Possession and Guilty Knowledge
While the prosecution invoked General Laws 1956 § 11-41-2, which indicates that possession of stolen property can be evidence of guilty knowledge, the court found that this presumption did not apply in favor of the state in this case. The court acknowledged that the defendants' possession of the ring could raise a suspicion of knowledge only if they had reason to believe it was stolen or valuable. However, since both Williams and St. Germain had no basis to suspect the ring's true value or its stolen status at the time of purchase, the court reasoned that the state failed to meet its burden of proof regarding the defendants' knowledge. The court emphasized that any subsequent realization about the ring's value or its stolen nature could not retroactively establish guilt for the initial transaction, reinforcing the necessity for evidence of guilty knowledge at the time of receipt.
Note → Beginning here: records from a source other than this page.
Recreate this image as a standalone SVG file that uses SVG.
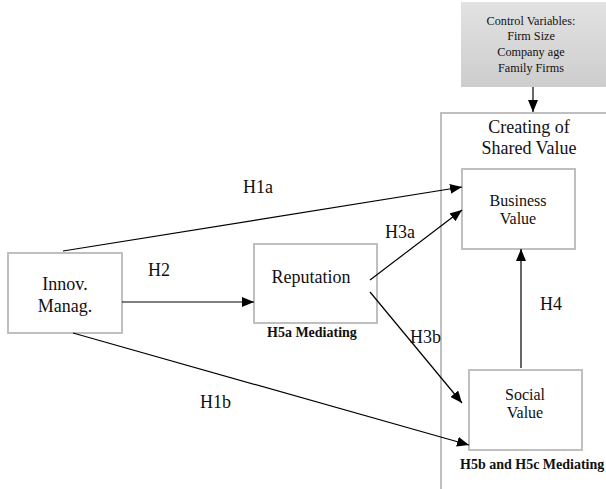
<svg xmlns="http://www.w3.org/2000/svg" width="606" height="489" viewBox="0 0 606 489">
<defs>
<linearGradient id="g" x1="0" y1="0" x2="0" y2="1">
<stop offset="0" stop-color="#e2e2e2"/>
<stop offset="1" stop-color="#cdcdcd"/>
</linearGradient>
<marker id="ah" markerWidth="12" markerHeight="10" refX="12" refY="5" orient="auto" markerUnits="userSpaceOnUse">
<path d="M0,0 L12,5 L0,10 Z" fill="#000"/>
</marker>
<style>
.box{fill:#fff;stroke:#bfbfbf;stroke-width:2}
.t{font-family:"Liberation Serif","Times New Roman",serif;fill:#111;text-anchor:middle}
.l{font-family:"Liberation Serif","Times New Roman",serif;fill:#111;font-size:18px}
.b{font-family:"Liberation Serif","Times New Roman",serif;fill:#111;font-size:14px;font-weight:bold}
.c{stroke:#000;stroke-width:1.2;fill:none;marker-end:url(#ah)}
</style>
</defs>
<rect width="606" height="489" fill="#fff"/>
<g id="control">
<rect x="461" y="2" width="145" height="85" fill="url(#g)"/>
<text class="t" font-size="12.2" x="531" y="25">Control Variables:</text>
<text class="t" font-size="12.2" x="531" y="40">Firm Size</text>
<text class="t" font-size="12.2" x="531" y="56">Company age</text>
<text class="t" font-size="12.2" x="531" y="72">Family Firms</text>
</g>
<g id="shared">
<path d="M441,489 L441,113 L606,113" fill="none" stroke="#bfbfbf" stroke-width="2"/>
<text class="t" font-size="18" x="529" y="133">Creating of</text>
<text class="t" font-size="18" x="529" y="154">Shared Value</text>
</g>
<g id="business">
<rect class="box" x="462" y="169" width="113" height="80"/>
<text class="t" font-size="16" x="518" y="206">Business</text>
<text class="t" font-size="16" x="518" y="224">Value</text>
</g>
<g id="social">
<rect class="box" x="469" y="370" width="113" height="80"/>
<text class="t" font-size="16" x="525" y="400">Social</text>
<text class="t" font-size="16" x="525" y="418">Value</text>
<text class="b" x="460" y="469">H5b and H5c Mediating</text>
</g>
<g id="innov">
<rect class="box" x="8" y="253" width="114" height="80"/>
<text class="t" font-size="18" x="65" y="290">Innov.</text>
<text class="t" font-size="18" x="65" y="312">Manag.</text>
</g>
<g id="reputation">
<rect class="box" x="254" y="244" width="123" height="79"/>
<text class="t" font-size="18" x="311" y="283">Reputation</text>
<text class="b" x="267" y="337">H5a Mediating</text>
</g>
<g id="connectors">
<line class="c" x1="533" y1="87" x2="533" y2="112"/>
<line class="c" x1="63" y1="251" x2="462" y2="187"/>
<line class="c" x1="122" y1="302" x2="254" y2="302"/>
<line class="c" x1="370" y1="280" x2="462" y2="210"/>
<line class="c" x1="370" y1="292" x2="462" y2="403"/>
<line class="c" x1="73" y1="333" x2="469" y2="445"/>
<line class="c" x1="521" y1="368" x2="521" y2="249"/>
<text class="l" x="243" y="193">H1a</text>
<text class="l" x="148" y="276">H2</text>
<text class="l" x="385" y="238">H3a</text>
<text class="l" x="410" y="343">H3b</text>
<text class="l" x="540" y="310">H4</text>
<text class="l" x="200" y="408">H1b</text>
</g>
</svg>
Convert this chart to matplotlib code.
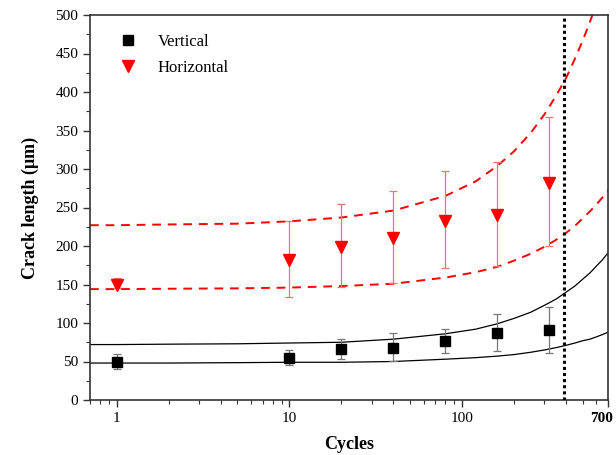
import numpy as np
import matplotlib
matplotlib.use("Agg")
import matplotlib.pyplot as plt
import matplotlib.transforms as mtransforms
from matplotlib.lines import Line2D
from matplotlib.ticker import FixedLocator, LogLocator, NullFormatter, MultipleLocator

plt.rcParams["font.family"] = ["Liberation Serif", "DejaVu Serif"]

# ============================================================
# DATA
# ============================================================

cycles = [1, 10, 20, 40, 80, 160, 320]

vert_mean = [50, 55, 66, 68, 76, 87, 91]
vert_low  = [40, 45, 53, 51, 61, 64, 61]
vert_high = [60, 65, 79, 87, 92, 112, 121]

horiz_mean = [150, 182, 199, 211, 233, 240, 282]
horiz_low  = [146, 134, 147, 152, 172, 174, 200]
horiz_high = [158, 232, 254, 271, 298, 309, 367]

# bound curves
curve_x = [0.7, 1, 2, 5, 10, 20, 40, 80, 120, 160, 200, 250, 300, 350,
           400, 450, 500, 550, 600, 650, 700]
horiz_upper = [227, 227, 228, 229, 232, 237, 246, 265, 284, 304, 323, 347, 371, 395,
               418, 443, 467, 491, 515, 539, 563]
horiz_lower = [144, 144, 144.5, 145, 146, 148, 151, 159, 166, 173, 181, 190, 199, 208,
               217, 226, 236, 245, 254, 263, 272]
vert_upper  = [72, 72, 72.5, 73, 74, 75, 79, 86, 92, 99, 106, 114, 123, 131,
               140, 148, 157, 165, 174, 182, 191]
vert_lower  = [48, 48, 48, 48.5, 49, 49, 50, 53, 55, 57, 59, 62, 65, 68,
               71, 74, 77, 79, 82, 85, 88]

limit_cycles = 390

# ============================================================
# FIGURE
# ============================================================

fig = plt.figure(figsize=(6.16, 4.55), dpi=100)
ax = fig.add_axes([90 / 616, 1 - 400 / 455, 518 / 616, 385 / 455])

ax.plot(curve_x, horiz_upper, color="red", ls=(0, (4.5, 3.5)), lw=1.4)
ax.plot(curve_x, horiz_lower, color="red", ls=(0, (4.5, 3.5)), lw=1.4)
ax.plot(curve_x, vert_upper, color="black", lw=0.9)
ax.plot(curve_x, vert_lower, color="black", lw=0.9)

v_err = [np.array(vert_mean) - np.array(vert_low),
         np.array(vert_high) - np.array(vert_mean)]
h_err = [np.array(horiz_mean) - np.array(horiz_low),
         np.array(horiz_high) - np.array(horiz_mean)]

ax.errorbar(cycles, vert_mean, yerr=v_err, fmt="s", color="black",
            ms=6.5, ecolor="#777777", elinewidth=0.9, capsize=3, capthick=0.9,
            zorder=4)
ax.errorbar(cycles, horiz_mean, yerr=h_err, fmt="v", color="red",
            ms=9, ecolor="#ff7070", elinewidth=0.9, capsize=3, capthick=0.9,
            zorder=4)

ax.axvline(limit_cycles, color="black", ls=(0, (1, 1)), lw=2.2, zorder=5)

ax.set_xscale("log")
ax.set_xlim(0.7, 700)
ax.set_ylim(0, 500)

ax.xaxis.set_major_locator(FixedLocator([1, 10, 100, 700]))
ax.set_xticklabels(["1", "10", "100", "700"])
ax.xaxis.set_minor_locator(LogLocator(base=10, subs=np.arange(2, 10)))
ax.xaxis.set_minor_formatter(NullFormatter())
ax.yaxis.set_major_locator(MultipleLocator(50))
ax.yaxis.set_minor_locator(MultipleLocator(25))

ax.tick_params(which="major", length=5, width=1, labelsize=11, color="#333333")
ax.tick_params(which="minor", length=3, width=0.8, color="#333333")

# last x label sits at the right edge: nudge it in so it stays visible
last = ax.get_xticklabels()[-1]
last.set_fontweight("bold")
last.set_transform(last.get_transform() +
                   mtransforms.ScaledTranslation(-6 / 100, 0, fig.dpi_scale_trans))

for s in ax.spines.values():
    s.set_linewidth(1.2)
    s.set_color("#333333")

ax.set_xlabel("Cycles", fontsize=13, fontweight="bold", labelpad=8)
ax.set_ylabel("Crack length (\u03bcm)", fontsize=13, fontweight="bold", labelpad=12)

handles = [
    Line2D([], [], ls="none", marker="s", color="black", ms=6.5),
    Line2D([], [], ls="none", marker="v", color="red", ms=9),
]
ax.legend(handles, ["Vertical", "Horizontal"], loc="upper left",
          bbox_to_anchor=(0.025, 0.99), frameon=False, fontsize=12,
          handlelength=1.2, handletextpad=1.2, labelspacing=0.6)

plt.savefig("out.png", dpi=100)
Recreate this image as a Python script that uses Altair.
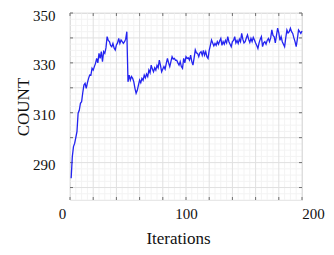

Importance of Contextual Business Practices
The court considered the broader context of Williams and St. Germain's business practices, which involved regularly buying jewelry and other items from various patrons. This established that their dealings with Crispi were not out of the ordinary and fell within the normal operations of their coin shop. The court noted that Crispi had previously sold items to them without any indication of wrongdoing, further underscoring the lack of suspicion that should have been attached to this particular transaction. The court reasoned that the defendants' business model involved accepting items based on weight and metal content rather than scrutinizing the ownership history of every piece brought into the shop. Thus, the court concluded that the nature of their business provided a compelling argument against any inference of guilty knowledge at the time of the receipt of the ring.
Final Conclusion on Evidence
Ultimately, the court determined that the evidence presented at trial did not suffice to support a conviction for receiving stolen goods. It reasoned that the prosecution failed to establish beyond a reasonable doubt that either defendant possessed the requisite knowledge of the ring being stolen at the critical moment of the transaction. The court highlighted the absence of any direct evidence linking the defendants to a conscious awareness of the ring's stolen status or its significant value. Given these findings, the court reversed the trial court's judgment of conviction and remanded the case with directions for the entry of judgments of acquittal for both defendants, thereby upholding the principle that criminal convictions must be grounded in clear and convincing evidence of guilt.